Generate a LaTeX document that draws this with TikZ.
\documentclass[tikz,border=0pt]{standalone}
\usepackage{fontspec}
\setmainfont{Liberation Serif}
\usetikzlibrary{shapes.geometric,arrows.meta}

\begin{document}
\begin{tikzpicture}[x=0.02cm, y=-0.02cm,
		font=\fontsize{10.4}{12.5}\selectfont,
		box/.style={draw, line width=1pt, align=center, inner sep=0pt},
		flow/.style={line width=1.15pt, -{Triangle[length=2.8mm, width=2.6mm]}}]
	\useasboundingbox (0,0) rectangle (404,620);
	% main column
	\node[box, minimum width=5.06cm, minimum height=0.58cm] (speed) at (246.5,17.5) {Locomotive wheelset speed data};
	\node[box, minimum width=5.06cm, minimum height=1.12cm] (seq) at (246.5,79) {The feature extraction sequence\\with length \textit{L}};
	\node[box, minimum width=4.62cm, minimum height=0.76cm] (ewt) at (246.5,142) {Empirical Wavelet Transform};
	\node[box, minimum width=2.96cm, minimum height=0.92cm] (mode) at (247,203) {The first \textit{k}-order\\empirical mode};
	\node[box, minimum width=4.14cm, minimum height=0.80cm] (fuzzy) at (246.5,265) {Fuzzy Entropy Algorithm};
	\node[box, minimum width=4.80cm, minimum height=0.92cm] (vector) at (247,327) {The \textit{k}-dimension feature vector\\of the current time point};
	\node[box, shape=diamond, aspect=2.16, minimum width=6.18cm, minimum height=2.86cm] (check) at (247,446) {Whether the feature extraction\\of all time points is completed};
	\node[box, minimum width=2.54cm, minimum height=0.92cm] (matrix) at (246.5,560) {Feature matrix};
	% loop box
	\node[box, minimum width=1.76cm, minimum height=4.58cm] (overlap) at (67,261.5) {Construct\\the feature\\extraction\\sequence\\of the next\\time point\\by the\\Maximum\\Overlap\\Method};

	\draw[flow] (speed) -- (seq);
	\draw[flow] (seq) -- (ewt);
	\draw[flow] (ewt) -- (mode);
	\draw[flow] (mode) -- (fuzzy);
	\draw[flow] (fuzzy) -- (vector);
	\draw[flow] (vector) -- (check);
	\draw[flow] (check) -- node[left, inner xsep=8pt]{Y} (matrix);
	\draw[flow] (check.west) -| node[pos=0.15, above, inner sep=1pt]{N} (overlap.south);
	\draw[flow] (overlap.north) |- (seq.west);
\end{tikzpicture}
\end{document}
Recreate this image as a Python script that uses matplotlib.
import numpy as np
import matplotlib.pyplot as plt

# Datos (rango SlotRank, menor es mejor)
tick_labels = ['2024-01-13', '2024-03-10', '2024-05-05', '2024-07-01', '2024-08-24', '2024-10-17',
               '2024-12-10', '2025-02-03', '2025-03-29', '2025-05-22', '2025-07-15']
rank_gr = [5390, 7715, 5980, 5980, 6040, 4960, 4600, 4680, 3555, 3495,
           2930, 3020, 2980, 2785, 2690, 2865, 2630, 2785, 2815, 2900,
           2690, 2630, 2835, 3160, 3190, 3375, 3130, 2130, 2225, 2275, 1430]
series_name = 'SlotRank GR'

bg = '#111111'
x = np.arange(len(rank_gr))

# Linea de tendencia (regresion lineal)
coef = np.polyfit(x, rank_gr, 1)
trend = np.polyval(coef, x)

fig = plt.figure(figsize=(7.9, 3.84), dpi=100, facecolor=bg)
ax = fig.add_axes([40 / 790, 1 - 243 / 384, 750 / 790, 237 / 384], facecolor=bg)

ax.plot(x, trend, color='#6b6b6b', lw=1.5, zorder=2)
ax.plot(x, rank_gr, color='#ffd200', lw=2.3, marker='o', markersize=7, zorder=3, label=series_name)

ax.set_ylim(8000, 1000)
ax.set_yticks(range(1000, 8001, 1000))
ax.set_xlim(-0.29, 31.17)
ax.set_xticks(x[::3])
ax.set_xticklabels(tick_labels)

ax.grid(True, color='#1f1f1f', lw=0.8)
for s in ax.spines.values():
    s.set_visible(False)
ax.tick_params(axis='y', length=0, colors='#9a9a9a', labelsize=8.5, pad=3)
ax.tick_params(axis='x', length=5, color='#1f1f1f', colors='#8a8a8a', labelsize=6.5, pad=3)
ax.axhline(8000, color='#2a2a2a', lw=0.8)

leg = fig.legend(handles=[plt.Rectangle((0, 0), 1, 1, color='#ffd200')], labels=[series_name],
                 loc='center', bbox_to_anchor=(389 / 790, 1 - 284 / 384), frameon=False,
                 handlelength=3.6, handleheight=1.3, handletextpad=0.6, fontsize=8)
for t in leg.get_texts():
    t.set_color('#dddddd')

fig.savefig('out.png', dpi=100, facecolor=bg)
++++++++++++++++++++
[Given exercise]:
Your task is to reproduce, exactly and exclusively, the lines from the one holding "Recreate this image" through the final line of the listing.

[Full output]:
Recreate this image as a Python script that uses matplotlib.
import numpy as np
import matplotlib.pyplot as plt

# Datos (rango SlotRank, menor es mejor)
tick_labels = ['2024-01-13', '2024-03-10', '2024-05-05', '2024-07-01', '2024-08-24', '2024-10-17',
               '2024-12-10', '2025-02-03', '2025-03-29', '2025-05-22', '2025-07-15']
rank_gr = [5390, 7715, 5980, 5980, 6040, 4960, 4600, 4680, 3555, 3495,
           2930, 3020, 2980, 2785, 2690, 2865, 2630, 2785, 2815, 2900,
           2690, 2630, 2835, 3160, 3190, 3375, 3130, 2130, 2225, 2275, 1430]
series_name = 'SlotRank GR'

bg = '#111111'
x = np.arange(len(rank_gr))

# Linea de tendencia (regresion lineal)
coef = np.polyfit(x, rank_gr, 1)
trend = np.polyval(coef, x)

fig = plt.figure(figsize=(7.9, 3.84), dpi=100, facecolor=bg)
ax = fig.add_axes([40 / 790, 1 - 243 / 384, 750 / 790, 237 / 384], facecolor=bg)

ax.plot(x, trend, color='#6b6b6b', lw=1.5, zorder=2)
ax.plot(x, rank_gr, color='#ffd200', lw=2.3, marker='o', markersize=7, zorder=3, label=series_name)

ax.set_ylim(8000, 1000)
ax.set_yticks(range(1000, 8001, 1000))
ax.set_xlim(-0.29, 31.17)
ax.set_xticks(x[::3])
ax.set_xticklabels(tick_labels)

ax.grid(True, color='#1f1f1f', lw=0.8)
for s in ax.spines.values():
    s.set_visible(False)
ax.tick_params(axis='y', length=0, colors='#9a9a9a', labelsize=8.5, pad=3)
ax.tick_params(axis='x', length=5, color='#1f1f1f', colors='#8a8a8a', labelsize=6.5, pad=3)
ax.axhline(8000, color='#2a2a2a', lw=0.8)

leg = fig.legend(handles=[plt.Rectangle((0, 0), 1, 1, color='#ffd200')], labels=[series_name],
                 loc='center', bbox_to_anchor=(389 / 790, 1 - 284 / 384), frameon=False,
                 handlelength=3.6, handleheight=1.3, handletextpad=0.6, fontsize=8)
for t in leg.get_texts():
    t.set_color('#dddddd')

fig.savefig('out.png', dpi=100, facecolor=bg)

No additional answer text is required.